Even a well designed microstrip can drift from the target impedance if manufacturing tolerances are ignored. Laminate thickness typically varies by several percent, and dielectric constant can shift with resin content. Copper etch processes can reduce the trace width, especially for fine pitch geometry. A 10 percent width reduction can raise impedance by several ohms, which is significant in RF designs. For impedance control, specify the target impedance and the allowable tolerance on the fabrication drawing. Many board houses offer controlled impedance processes with coupon measurements to validate the final result. Communicating the critical nets and acceptable impedance range can avoid costly board spins.

Losses, dispersion, and frequency effects

At higher frequencies, conductor skin effect, dielectric loss, and surface roughness become important. The calculator provides quasi static impedance, which is accurate for many designs but does not capture frequency dependent loss. For a first order estimate, you can combine the impedance with the material loss tangent to compute insertion loss per length. Frequency also affects the guided wavelength. For example, a 50 ohm microstrip with an effective dielectric constant of 3.2 has a phase velocity around 167 mm per nanosecond. At 2.4 GHz, the guided wavelength is roughly 70 mm. That means a 17.5 mm trace is a quarter wavelength and can create strong resonances.

Measurement and validation

After fabrication, impedance can be verified using time domain reflectometry or vector network analysis. TDR provides a fast view of impedance along the line and highlights discontinuities from vias, connectors, or width changes. VNAs measure return loss and insertion loss over frequency, which is useful for RF paths. When discrepancies appear, compare the measured width and dielectric thickness to the stackup and calculate the expected impedance from the actual values. This feedback loop is essential for improving stackup definitions and ensuring repeatable performance in production.

Practical layout tips for consistent impedance

• Keep the reference plane continuous under microstrip traces to avoid impedance jumps.
• Avoid abrupt width changes and use gradual tapers when transitions are necessary.
• Maintain constant spacing from adjacent conductors to reduce coupling effects.
• Place stitching vias near connectors and layer transitions to stabilize the return path.
• Use the calculator to evaluate how small width changes affect impedance before final routing.

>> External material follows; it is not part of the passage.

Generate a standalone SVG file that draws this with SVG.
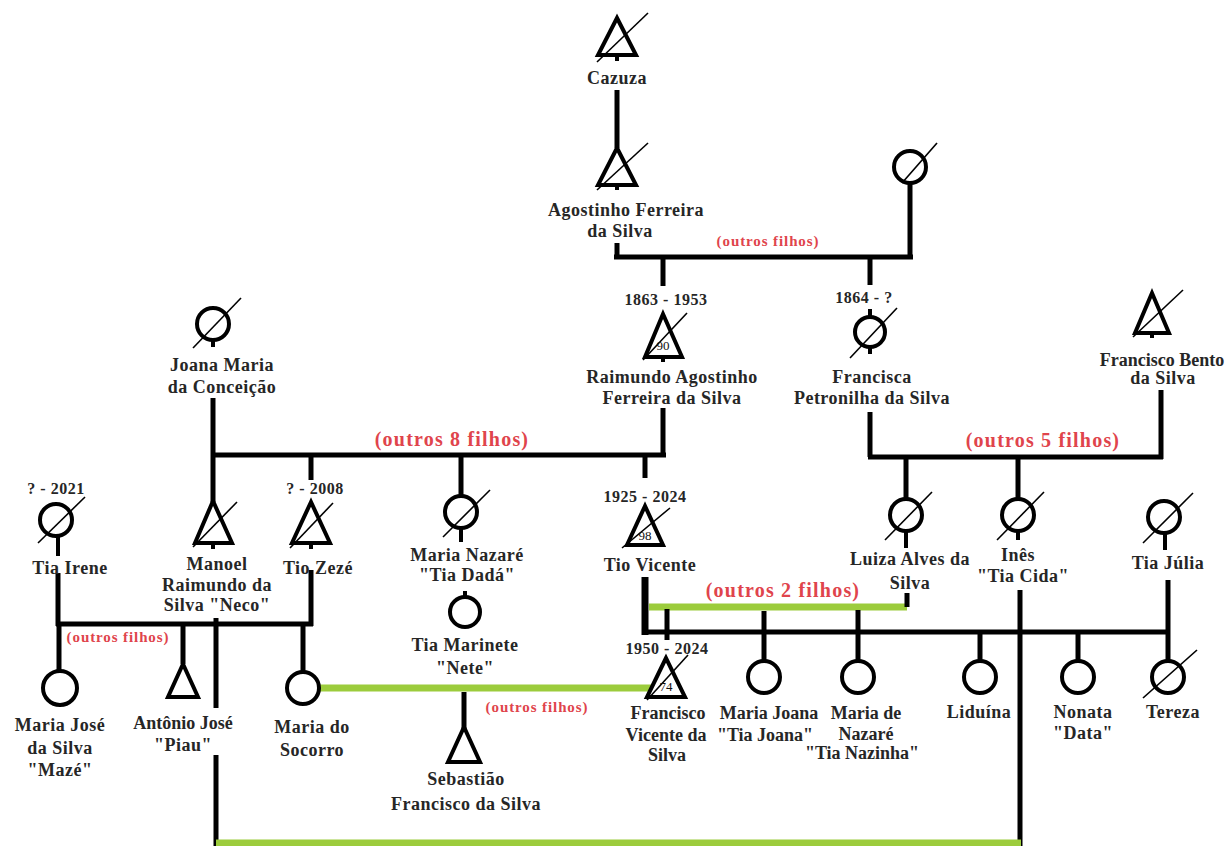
<svg xmlns="http://www.w3.org/2000/svg" width="1228" height="846" viewBox="0 0 1228 846">
<style>
.ln{stroke:#000;stroke-width:5;fill:none;stroke-linecap:butt}
.tk{stroke:#000;stroke-width:7;fill:none}
.gr{stroke:#9ccc3c;stroke-width:7;fill:none}
.sym{fill:#fff;stroke:#000;stroke-width:4;stroke-linejoin:miter}
.sl{stroke:#000;stroke-width:1.6}
.st{stroke:#000;stroke-width:4}
text{font-family:"Liberation Serif","Times New Roman",serif;font-weight:bold;fill:#262626;text-anchor:middle}
.nm{font-size:18px;letter-spacing:0.5px}
.tg{letter-spacing:0}
.dt{font-size:16px;letter-spacing:0.5px}
.rd{fill:#e0444c}
.r1{font-size:15px;letter-spacing:0.9px}
.r2{font-size:20px;letter-spacing:1.2px}
.ag{font-size:13px;font-weight:normal;fill:#111}
</style>
<rect width="1228" height="846" fill="#fff"/>
<g id="connectors">
  <line class="ln" x1="617" y1="90" x2="617" y2="148"/>
  <line class="ln" x1="617" y1="243" x2="617" y2="257"/>
  <line class="ln" x1="614" y1="257" x2="913" y2="257"/>
  <line class="ln" x1="910" y1="183" x2="910" y2="257"/>
  <line class="ln" x1="663" y1="257" x2="663" y2="286"/>
  <line class="ln" x1="870" y1="257" x2="870" y2="285"/>
  <line class="ln" x1="663" y1="408" x2="663" y2="457"/>
  <line class="ln" x1="211" y1="455" x2="666" y2="455"/>
  <line class="ln" x1="213" y1="398" x2="213" y2="502"/>
  <line class="ln" x1="311" y1="455" x2="311" y2="480"/>
  <line class="ln" x1="461" y1="455" x2="461" y2="497"/>
  <line class="ln" x1="645" y1="455" x2="645" y2="478"/>
  <line class="ln" x1="870" y1="412" x2="870" y2="457"/>
  <line class="ln" x1="868" y1="457" x2="1163" y2="457"/>
  <line class="ln" x1="1161" y1="390" x2="1161" y2="459"/>
  <line class="ln" x1="906" y1="457" x2="906" y2="500"/>
  <line class="ln" x1="1018" y1="457" x2="1018" y2="500"/>
  <line class="ln" x1="58" y1="573" x2="58" y2="626"/>
  <line class="ln" x1="311" y1="570" x2="311" y2="626"/>
  <line class="ln" x1="56" y1="624" x2="313" y2="624"/>
  <line class="ln" x1="59" y1="624" x2="59" y2="672"/>
  <line class="ln" x1="183" y1="624" x2="183" y2="664"/>
  <line class="ln" x1="303" y1="624" x2="303" y2="672"/>
  <line class="ln" x1="216" y1="618" x2="216" y2="708"/>
  <line class="ln" x1="216" y1="755" x2="216" y2="846"/>
  <line class="gr" x1="318" y1="688" x2="652" y2="688"/>
  <line class="ln" x1="464" y1="692" x2="464" y2="729"/>
  <line class="tk" x1="645" y1="577" x2="645" y2="635"/>
  <line class="ln" x1="642" y1="632" x2="1170" y2="632"/>
  <line class="gr" x1="649" y1="607" x2="907" y2="607"/>
  <line class="ln" x1="907" y1="593" x2="907" y2="607"/>
  <line class="ln" x1="667" y1="609" x2="667" y2="640"/>
  <line class="ln" x1="764" y1="611" x2="764" y2="662"/>
  <line class="ln" x1="858" y1="610" x2="858" y2="662"/>
  <line class="ln" x1="980" y1="632" x2="980" y2="662"/>
  <line class="ln" x1="1078" y1="632" x2="1078" y2="662"/>
  <line class="ln" x1="1168" y1="580" x2="1168" y2="662"/>
  <line class="ln" x1="1020" y1="590" x2="1020" y2="846"/>
  <line class="gr" x1="216" y1="843" x2="1021" y2="843"/>
</g>
<g id="n-cazuza">
  <line class="st" x1="617" y1="55" x2="617" y2="61"/>
  <path class="sym" d="M617,18 L598,55 L636,55 Z"/>
  <line class="sl" x1="597" y1="62" x2="648" y2="13"/>
  <text class="nm" x="617" y="84">Cazuza</text>
</g>
<g id="n-agostinho">
  <line class="st" x1="617" y1="185" x2="617" y2="190"/>
  <path class="sym" d="M617,148 L598,185 L636,185 Z"/>
  <line class="sl" x1="597" y1="190" x2="648" y2="143"/>
  <text class="nm" x="626" y="216">Agostinho Ferreira</text>
  <text class="nm" x="620" y="237">da Silva</text>
</g>
<g id="n-esposa-agostinho">
  <circle class="sym" cx="910" cy="167" r="16"/>
  <line class="sl" x1="902" y1="183" x2="937" y2="143"/>
</g>
<text class="rd r1" x="768" y="246">(outros filhos)</text>
<g id="n-raimundo">
  <text class="dt" x="666" y="305">1863 - 1953</text>
  <line class="st" x1="663" y1="357" x2="663" y2="362"/>
  <path class="sym" d="M663,314 L645,357 L682,357 Z"/>
  <line class="sl" x1="643" y1="360" x2="687" y2="313"/>
  <text class="ag" x="663" y="350">90</text>
  <text class="nm" x="672" y="383">Raimundo Agostinho</text>
  <text class="nm" x="672" y="404">Ferreira da Silva</text>
</g>
<g id="n-francisca">
  <text class="dt" x="864" y="303">1864 - ?</text>
  <line class="st" x1="870" y1="309" x2="870" y2="354"/>
  <circle class="sym" cx="870" cy="332" r="15"/>
  <line class="sl" x1="850" y1="358" x2="897" y2="308"/>
  <text class="nm" x="872" y="383">Francisca</text>
  <text class="nm" x="872" y="404">Petronilha da Silva</text>
</g>
<g id="n-francisco-bento">
  <line class="st" x1="1152" y1="333" x2="1152" y2="338"/>
  <path class="sym" d="M1152,293 L1135,333 L1169,333 Z"/>
  <line class="sl" x1="1133" y1="337" x2="1183" y2="290"/>
  <text class="nm tg" x="1162" y="366">Francisco Bento</text>
  <text class="nm" x="1163" y="384">da Silva</text>
</g>
<g id="n-joana">
  <line class="st" x1="213" y1="340" x2="213" y2="347"/>
  <circle class="sym" cx="213" cy="324" r="16"/>
  <line class="sl" x1="193" y1="348" x2="241" y2="298"/>
  <text class="nm" x="222" y="371">Joana Maria</text>
  <text class="nm" x="222" y="393">da Conceição</text>
</g>
<text class="rd r2" x="452" y="446">(outros 8 filhos)</text>
<text class="rd r2" x="1043" y="447">(outros 5 filhos)</text>
<g id="n-irene">
  <text class="dt" x="56" y="494">? - 2021</text>
  <line class="st" x1="58" y1="536" x2="58" y2="556"/>
  <circle class="sym" cx="56" cy="520" r="16"/>
  <line class="sl" x1="38" y1="543" x2="85" y2="497"/>
  <text class="nm" x="70" y="574">Tia Irene</text>
</g>
<g id="n-manoel">
  <line class="st" x1="213" y1="543" x2="213" y2="549"/>
  <path class="sym" d="M213,501 L195,543 L232,543 Z"/>
  <line class="sl" x1="193" y1="547" x2="237" y2="502"/>
  <text class="nm" x="217" y="570">Manoel</text>
  <text class="nm" x="217" y="591">Raimundo da</text>
  <text class="nm" x="217" y="611">Silva "Neco"</text>
</g>
<g id="n-zeze">
  <text class="dt" x="315" y="494">? - 2008</text>
  <line class="st" x1="311" y1="543" x2="311" y2="549"/>
  <path class="sym" d="M311,502 L292,543 L330,543 Z"/>
  <line class="sl" x1="290" y1="548" x2="333" y2="503"/>
  <text class="nm" x="318" y="574">Tio Zezé</text>
</g>
<g id="n-nazare">
  <line class="st" x1="461" y1="527" x2="461" y2="542"/>
  <circle class="sym" cx="461" cy="512" r="16"/>
  <line class="sl" x1="443" y1="537" x2="490" y2="490"/>
  <text class="nm" x="467" y="561">Maria Nazaré</text>
  <text class="nm" x="467" y="581">"Tia Dadá"</text>
</g>
<g id="n-marinete">
  <line class="st" x1="465" y1="591" x2="465" y2="598"/>
  <circle class="sym" cx="465" cy="612" r="15"/>
  <text class="nm" x="465" y="651">Tia Marinete</text>
  <text class="nm" x="465" y="674">"Nete"</text>
</g>
<text class="rd r1" x="537" y="712">(outros filhos)</text>
<g id="n-sebastiao">
  <path class="sym" d="M464,727 L448,762 L480,762 Z"/>
  <text class="nm" x="466" y="785">Sebastião</text>
  <text class="nm" x="466" y="810">Francisco da Silva</text>
</g>
<g id="n-vicente">
  <text class="dt" x="645" y="502">1925 - 2024</text>
  <path class="sym" d="M645,506 L627,545 L663,545 Z"/>
  <line class="sl" x1="622" y1="548" x2="670" y2="508"/>
  <text class="ag" x="645" y="540">98</text>
  <text class="nm" x="650" y="571">Tio Vicente</text>
</g>
<text class="rd r2" x="783" y="597">(outros 2 filhos)</text>
<g id="n-luiza">
  <line class="st" x1="906" y1="530" x2="906" y2="548"/>
  <circle class="sym" cx="906" cy="515" r="16"/>
  <line class="sl" x1="885" y1="540" x2="932" y2="492"/>
  <text class="nm" x="910" y="565">Luiza Alves da</text>
  <text class="nm" x="910" y="589">Silva</text>
</g>
<g id="n-ines">
  <line class="st" x1="1018" y1="530" x2="1018" y2="540"/>
  <circle class="sym" cx="1018" cy="515" r="16"/>
  <line class="sl" x1="997" y1="540" x2="1044" y2="492"/>
  <text class="nm" x="1018" y="561">Inês</text>
  <text class="nm" x="1023" y="582">"Tia Cida"</text>
</g>
<g id="n-julia">
  <line class="st" x1="1165" y1="532" x2="1165" y2="550"/>
  <circle class="sym" cx="1164" cy="517" r="16"/>
  <line class="sl" x1="1143" y1="543" x2="1193" y2="493"/>
  <text class="nm" x="1168" y="569">Tia Júlia</text>
</g>
<g id="n-maria-jose">
  <circle class="sym" cx="60" cy="688" r="17"/>
  <text class="nm" x="60" y="731">Maria José</text>
  <text class="nm" x="60" y="754">da Silva</text>
  <text class="nm" x="60" y="776">"Mazé"</text>
</g>
<g id="n-antonio">
  <path class="sym" d="M183,664 L168,697 L198,697 Z"/>
  <text class="nm tg" x="183" y="729">Antônio José</text>
  <text class="nm" x="183" y="751">"Piau"</text>
</g>
<text class="rd r1" x="118" y="642">(outros filhos)</text>
<g id="n-socorro">
  <circle class="sym" cx="303" cy="688" r="16"/>
  <text class="nm" x="312" y="733">Maria do</text>
  <text class="nm" x="312" y="756">Socorro</text>
</g>
<g id="n-francisco-vicente">
  <text class="dt" x="667" y="654">1950 - 2024</text>
  <path class="sym" d="M666,658 L647,697 L685,697 Z"/>
  <line class="sl" x1="647" y1="700" x2="688" y2="655"/>
  <text class="ag" x="666" y="691">74</text>
  <text class="nm tg" x="668" y="719">Francisco</text>
  <text class="nm tg" x="666" y="741">Vicente da</text>
  <text class="nm tg" x="667" y="761">Silva</text>
</g>
<g id="n-maria-joana">
  <circle class="sym" cx="764" cy="677" r="16"/>
  <text class="nm tg" x="769" y="719">Maria Joana</text>
  <text class="nm tg" x="765" y="741">"Tia Joana"</text>
</g>
<g id="n-nazinha">
  <circle class="sym" cx="858" cy="677" r="16"/>
  <text class="nm tg" x="866" y="719">Maria de</text>
  <text class="nm tg" x="866" y="740">Nazaré</text>
  <text class="nm tg" x="862" y="759">"Tia Nazinha"</text>
</g>
<g id="n-liduina">
  <circle class="sym" cx="980" cy="677" r="16"/>
  <text class="nm" x="979" y="718">Liduína</text>
</g>
<g id="n-nonata">
  <circle class="sym" cx="1078" cy="677" r="16"/>
  <text class="nm" x="1083" y="718">Nonata</text>
  <text class="nm" x="1083" y="739">"Data"</text>
</g>
<g id="n-tereza">
  <circle class="sym" cx="1168" cy="677" r="16"/>
  <line class="sl" x1="1143" y1="698" x2="1197" y2="650"/>
  <text class="nm" x="1173" y="718">Tereza</text>
</g>
</svg>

These layout practices work in tandem with the calculator. By understanding how geometry maps to impedance, you can make informed tradeoffs between routing density, signal integrity, and manufacturing yield.

Authoritative references and learning resources

For deeper study, consult high quality references on electromagnetics and transmission line theory. The MIT OpenCourseWare electromagnetics notes provide rigorous explanations of field behavior and transmission line fundamentals. The NASA technical report on microstrip design offers real engineering guidance on microstrip theory and measurement. You can also explore the NIST Electromagnetics Division for standards related to material properties and measurement practices. Combining these resources with a practical impedance calculator gives designers a strong foundation for RF and high speed digital work.

Use the calculator as a fast estimator and a communication tool with your PCB fabricator. When the results are aligned with a well documented stackup, a controlled impedance microstrip becomes a reliable building block for filters, antennas, clock trees, and high speed interfaces. A few minutes of analysis can prevent weeks of redesign, and the process becomes even more efficient as you build intuition around how width, height, and dielectric properties interact.